STATE EX REL. RAW v. CITY OF HELENA
Supreme Court of Montana (1961)
Facts
- The relator, Don J. Raw, who served as a police officer in Helena, Montana, sought a writ of mandamus to compel the City of Helena to adjust his salary.
- Raw argued that his salary should include longevity pay as mandated by section 11-1832, R.C.M. 1947, as amended.
- During the fiscal year 1956-1957, Raw received a monthly salary of $390, which was increased to $415 per month retroactively to July 1, 1957, and then again to $435 per month later that fiscal year.
- For the fiscal year 1958-1959, he was paid $438.50 per month.
- Raw contended that the City failed to properly calculate his salary by not adding longevity pay to his earnings for the relevant fiscal years.
- The City maintained that it had made a sincere attempt to comply with the longevity pay requirements and that the salaries assigned to Raw already included longevity pay.
- The District Court ruled in favor of Raw, leading to the appeal by the City of Helena.
Issue
- The issue was whether the City of Helena correctly calculated Raw's salary by including longevity pay for the fiscal years in question.
Holding — Harrison, C.J.
- The Supreme Court of Montana held that the District Court erred in granting the writ of mandamus to compel the City of Helena to pay additional salary to Raw.
Rule
- Longevity pay for police officers must be calculated based on the base salary received at the beginning of each fiscal year, excluding any longevity amounts already included in the salary.
Reasoning
- The court reasoned that the salary amounts of $415 and $435 already included longevity pay, as the City Commission intended to fulfill the statutory requirements for longevity.
- The court clarified that the phrase "actual current salary" referred to the base salary received by an officer at the start of the fiscal year and did not encompass longevity pay.
- It noted that if the relator's calculations were accepted, it would lead to an unintended "pyramiding" effect of longevity pay across fiscal years, contrary to legislative intent.
- The court pointed out that the salary of $390, which Raw received before the raises, was the correct base for calculating longevity pay.
- Thus, the court concluded that the City was fulfilling its obligations under the law by providing a salary that included the correct calculations for longevity pay.
Deep Dive: How the Court Reached Its Decision
Court's Analysis of Salary Calculation
The Supreme Court of Montana analyzed the calculation of Don J. Raw's salary, emphasizing the need to distinguish between the "actual current salary" and longevity pay. The court recognized that the City Commission intended to comply with the statutory requirements for longevity pay as outlined in section 11-1832, R.C.M. 1947, as amended. Specifically, the court noted that the salary amounts of $415 and $435 received by Raw included longevity pay, which meant they could not serve as the basis for further longevity calculations. The court referenced the principle established in Hill v. City of Billings, which stated that additional wages for longevity must be added to the actual current salary, not the minimum salary. This distinction was crucial in determining that the base salary should not include the longevity amounts already factored into Raw's pay. Thus, the court found that the "actual current salary" for longevity calculations was the base salary of $390, which Raw had received prior to the retroactive increases. The court concluded that the City had fulfilled its obligations under the law by properly incorporating longevity pay into the salary amounts already provided.

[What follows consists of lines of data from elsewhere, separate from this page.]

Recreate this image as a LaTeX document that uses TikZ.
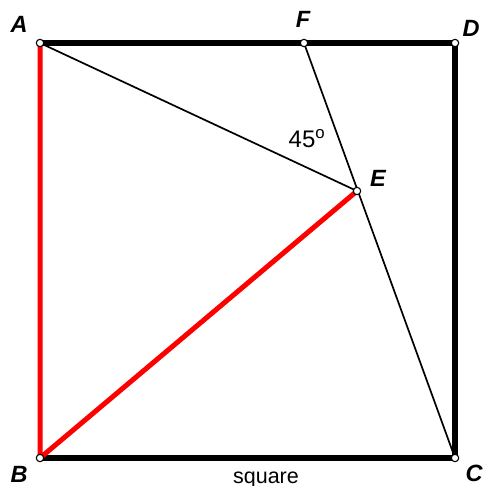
\documentclass[tikz,border=0pt]{standalone}
\usepackage{fontspec}
\setmainfont{Liberation Sans}
\tikzset{
  side/.style={line width=5.5pt},
  redside/.style={red, line width=5pt},
  thin line/.style={line width=1.7pt},
  pt/.style={fill=white, draw=black, line width=1.1pt},
  lbl/.style={font=\fontsize{23.5}{23.5}\selectfont\bfseries\itshape, inner sep=0pt, anchor=base},
  txt/.style={font=\fontsize{21.5}{21.5}\selectfont, inner sep=0pt, anchor=base}
}
\begin{document}
\begin{tikzpicture}[x=1pt, y=-1pt]
\useasboundingbox (0,0) rectangle (482,486);

\coordinate (A) at (40, 43);
\coordinate (F) at (304, 43);
\coordinate (D) at (455, 43);
\coordinate (E) at (357, 191);
\coordinate (B) at (40, 458);
\coordinate (C) at (455, 458);

\draw[side] (A)--(D)--(C)--(B);
\draw[redside, line join=round] (A)--(B)--(E);
\draw[thin line] (A)--(E);
\draw[thin line] (F)--(C);

\foreach \p in {A, B, C, D, E, F}
  \draw[pt] (\p) circle (3.7pt);

\node[lbl] (labA) at (19, 33) {A};
\node[lbl] (labF) at (303, 28) {F};
\node[lbl] (labD) at (471, 37) {D};
\node[lbl] (labE) at (378, 186) {E};
\node[lbl] (labB) at (19, 482) {B};
\node[lbl] (labC) at (474, 481) {C};
\node[txt, font=\fontsize{24}{24}\selectfont] (ang) at (307, 148) {45\textsuperscript{o}};
\node[txt] (cap) at (266, 483) {square};

\end{tikzpicture}
\end{document}
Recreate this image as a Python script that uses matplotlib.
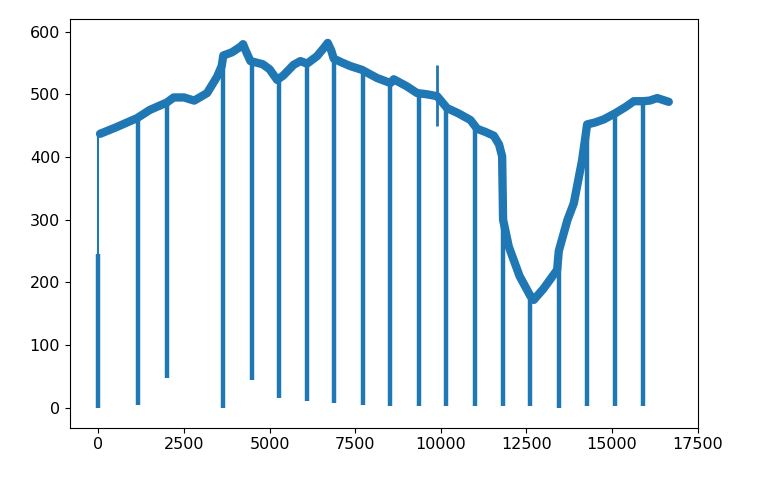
import numpy as np
from matplotlib import pyplot as plt

# slow trend of the signal (sample index, value)
trend_x = [50, 500, 1130, 1500, 2000, 2200, 2500, 2800, 3175, 3466, 3600, 3650,
           3900, 4150, 4225, 4300, 4440, 4800, 5000, 5220, 5400, 5700, 5900,
           6095, 6387, 6600, 6698, 6800, 6873, 7100, 7360, 7700, 7900, 8140,
           8528, 8625, 9000, 9307, 9600, 9892, 10183, 10500, 10864, 11060,
           11300, 11546, 11700, 11790, 11818, 11984, 12300, 12617, 12714,
           13000, 13397, 13444, 13700, 13882, 14126, 14272, 14500, 14758,
           15100, 15400, 15634, 15908, 16100, 16317, 16656]
trend_y = [437, 447, 462, 475, 487, 495, 495, 490, 502, 528, 545, 562,
           567, 576, 580, 570, 553, 548, 540, 523, 530, 547, 553,
           549, 561, 575, 582, 570, 557, 551, 545, 539, 533, 526,
           518, 524, 513, 502, 500, 497, 478, 470, 459, 445,
           440, 434, 420, 401, 300, 257, 210, 178, 172,
           190, 220, 250, 300, 326, 395, 452, 455, 460,
           470, 480, 489, 489, 490, 494, 488]

# drop-outs down towards zero
dip_x = [0, 1150, 2000, 3640, 4477, 5266, 6095, 6873, 7730, 8528, 9356,
         10164, 11010, 11818, 12617, 13444, 14272, 15100, 15907]
dip_low = [0, 5, 48, 0, 45, 16, 10, 8, 5, 3, 3, 2, 3, 3, 3, 0, 3, 3, 3]
dip_top = [245, 462, 487, 560, 552, 525, 549, 557, 538, 518, 502, 478, 455,
           401, 178, 250, 452, 470, 489]

# start-up jump and one single spike
jump_x, jump_low, jump_top = 0, 245, 440
spike_x, spike_low, spike_top = 9892, 449, 547

color = '#1f77b4'
fig = plt.figure(figsize=(7.6, 4.9), dpi=100)
ax = fig.add_axes([0.092, 0.127, 0.826, 0.834])

ax.plot(trend_x, trend_y, color=color, lw=6, solid_capstyle='round')
ax.vlines(dip_x, dip_low, dip_top, color=color, lw=3.2)
ax.vlines([jump_x], [jump_low], [jump_top], color=color, lw=1.5)
ax.vlines([spike_x], [spike_low], [spike_top], color=color, lw=2)

ax.set_xlim(-830, 17500)
ax.set_ylim(-32, 620)
ax.set_xticks(np.arange(0, 17501, 2500))
ax.set_yticks(np.arange(0, 601, 100))
ax.tick_params(labelsize=11.5)

plt.savefig("out.png")
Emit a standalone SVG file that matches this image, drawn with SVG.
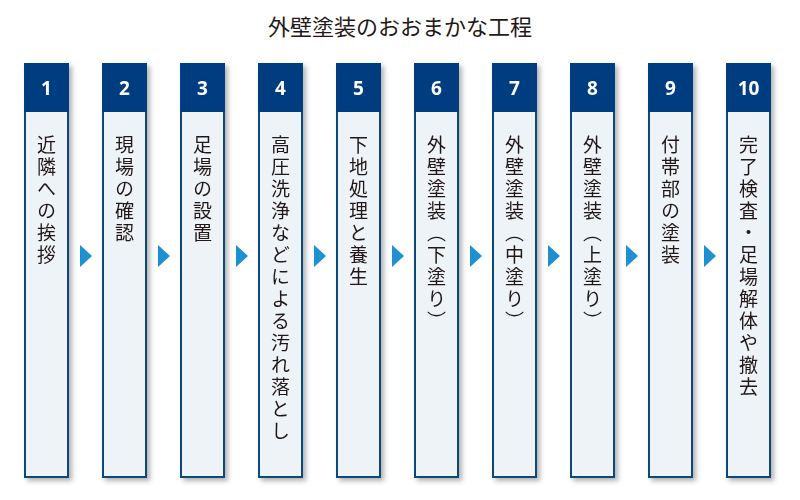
<svg xmlns="http://www.w3.org/2000/svg" width="800" height="500" viewBox="0 0 800 500">
<defs>
<filter id="sh" x="-30%" y="-10%" width="160%" height="120%"><feDropShadow dx="3" dy="3" stdDeviation="2.5" flood-color="#000" flood-opacity="0.3"/></filter>
<style>
.hd{fill:#003d80}
.pn{fill:#eef3f8;stroke:#0d4a78;stroke-width:2}
.num{font-family:"Open Sans","Liberation Sans",sans-serif;font-weight:bold;font-size:19px;fill:#fff;text-anchor:middle}
.lb{font-family:"Noto Sans CJK JP",sans-serif;font-size:19px;fill:#231815;writing-mode:vertical-rl;letter-spacing:3px}
.ar{fill:#1e8fd0}
</style>
</defs>
<rect width="800" height="500" fill="#fff"/>
<text x="400" y="35" text-anchor="middle" font-family="Noto Sans CJK JP,sans-serif" font-size="22" fill="#231815">外壁塗装のおおまかな工程</text>
<g id="connectors">
<polygon class="ar" points="80,245 92,256 80,267"/>
<polygon class="ar" points="158,245 170,256 158,267"/>
<polygon class="ar" points="236,245 248,256 236,267"/>
<polygon class="ar" points="314,245 326,256 314,267"/>
<polygon class="ar" points="392,245 404,256 392,267"/>
<polygon class="ar" points="470,245 482,256 470,267"/>
<polygon class="ar" points="548,245 560,256 548,267"/>
<polygon class="ar" points="626,245 638,256 626,267"/>
<polygon class="ar" points="704,245 716,256 704,267"/>
</g>
<g id="n1" transform="translate(24,0)" filter="url(#sh)"><rect class="pn" x="1" y="110" width="43" height="367"/><rect class="hd" x="0" y="63" width="45" height="49"/><text class="num" x="22.5" y="95">1</text><text class="lb" x="22.5" y="135">近隣への挨拶</text></g>
<g id="n2" transform="translate(102,0)" filter="url(#sh)"><rect class="pn" x="1" y="110" width="43" height="367"/><rect class="hd" x="0" y="63" width="45" height="49"/><text class="num" x="22.5" y="95">2</text><text class="lb" x="22.5" y="135">現場の確認</text></g>
<g id="n3" transform="translate(180,0)" filter="url(#sh)"><rect class="pn" x="1" y="110" width="43" height="367"/><rect class="hd" x="0" y="63" width="45" height="49"/><text class="num" x="22.5" y="95">3</text><text class="lb" x="22.5" y="135">足場の設置</text></g>
<g id="n4" transform="translate(258,0)" filter="url(#sh)"><rect class="pn" x="1" y="110" width="43" height="367"/><rect class="hd" x="0" y="63" width="45" height="49"/><text class="num" x="22.5" y="95">4</text><text class="lb" x="22.5" y="135">高圧洗浄などによる汚れ落とし</text></g>
<g id="n5" transform="translate(336,0)" filter="url(#sh)"><rect class="pn" x="1" y="110" width="43" height="367"/><rect class="hd" x="0" y="63" width="45" height="49"/><text class="num" x="22.5" y="95">5</text><text class="lb" x="22.5" y="135">下地処理と養生</text></g>
<g id="n6" transform="translate(414,0)" filter="url(#sh)"><rect class="pn" x="1" y="110" width="43" height="367"/><rect class="hd" x="0" y="63" width="45" height="49"/><text class="num" x="22.5" y="95">6</text><text class="lb" x="22.5" y="135">外壁塗装（下塗り）</text></g>
<g id="n7" transform="translate(492,0)" filter="url(#sh)"><rect class="pn" x="1" y="110" width="43" height="367"/><rect class="hd" x="0" y="63" width="45" height="49"/><text class="num" x="22.5" y="95">7</text><text class="lb" x="22.5" y="135">外壁塗装（中塗り）</text></g>
<g id="n8" transform="translate(570,0)" filter="url(#sh)"><rect class="pn" x="1" y="110" width="43" height="367"/><rect class="hd" x="0" y="63" width="45" height="49"/><text class="num" x="22.5" y="95">8</text><text class="lb" x="22.5" y="135">外壁塗装（上塗り）</text></g>
<g id="n9" transform="translate(648,0)" filter="url(#sh)"><rect class="pn" x="1" y="110" width="43" height="367"/><rect class="hd" x="0" y="63" width="45" height="49"/><text class="num" x="22.5" y="95">9</text><text class="lb" x="22.5" y="135">付帯部の塗装</text></g>
<g id="n10" transform="translate(726,0)" filter="url(#sh)"><rect class="pn" x="1" y="110" width="43" height="367"/><rect class="hd" x="0" y="63" width="45" height="49"/><text class="num" x="22.5" y="95">10</text><text class="lb" x="22.5" y="135">完了検査・足場解体や撤去</text></g>
</svg>
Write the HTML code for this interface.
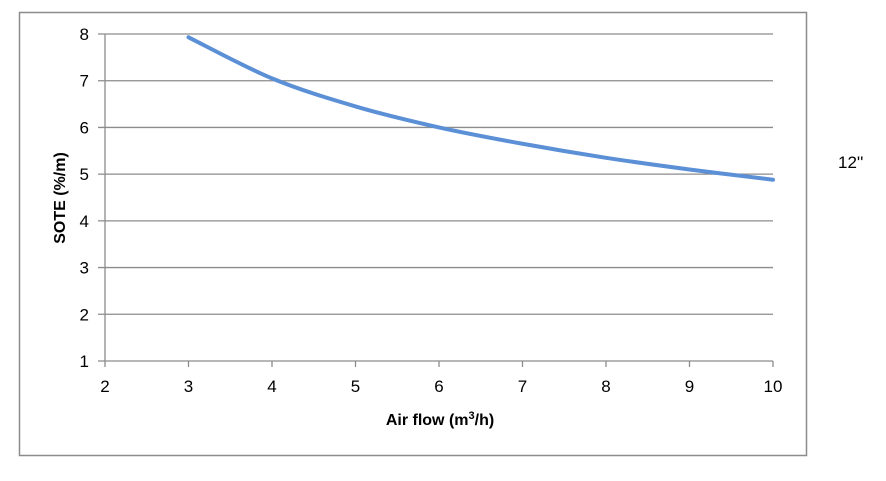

Potential Consequences of Relator's Argument
The Supreme Court also considered the implications of accepting Raw's argument regarding salary calculations. If the court had ruled in favor of Raw, it would have allowed for a "pyramiding" effect of longevity pay, potentially leading to salaries that escalated beyond the legislative intent. For example, an officer with a base salary of $350 who had ten years of service would be disadvantaged under Raw's proposed method, as it would multiply longevity pay across fiscal years. This could result in inflated salaries that were not sustainable or consistent with the statutory framework. The court aimed to prevent a situation where an officer's salary could increase excessively due to compounding longevity increases, which would not align with the original legislative purpose behind the longevity pay statute. The court reiterated that longevity pay should be calculated exclusively from the base salary, excluding any prior longevity amounts already accounted for in the officer's pay. Therefore, the court’s reasoning emphasized maintaining the statutory balance as intended by the legislature.
Conclusion on Legal Duty
In conclusion, the Supreme Court determined that Raw was not entitled to the additional salary he sought through the writ of mandamus. The court ruled that the City of Helena had acted within its legal duties by calculating Raw's salary in accordance with the statutory requirements for longevity pay. The court highlighted that the writ of mandate could only be granted when a clear legal right existed and the defendants were in violation of a legal duty. Since the City Commission had made sincere efforts to comply with the law, including longevity in the salary calculations, Raw did not have a clear legal right to the additional pay he claimed. The court's ruling underscored the importance of adhering to the established legislative framework regarding salary calculations for police officers, thereby affirming the City’s actions as compliant with the law. Consequently, the court remanded the case with instructions to vacate and annul the writ of mandate previously granted by the District Court.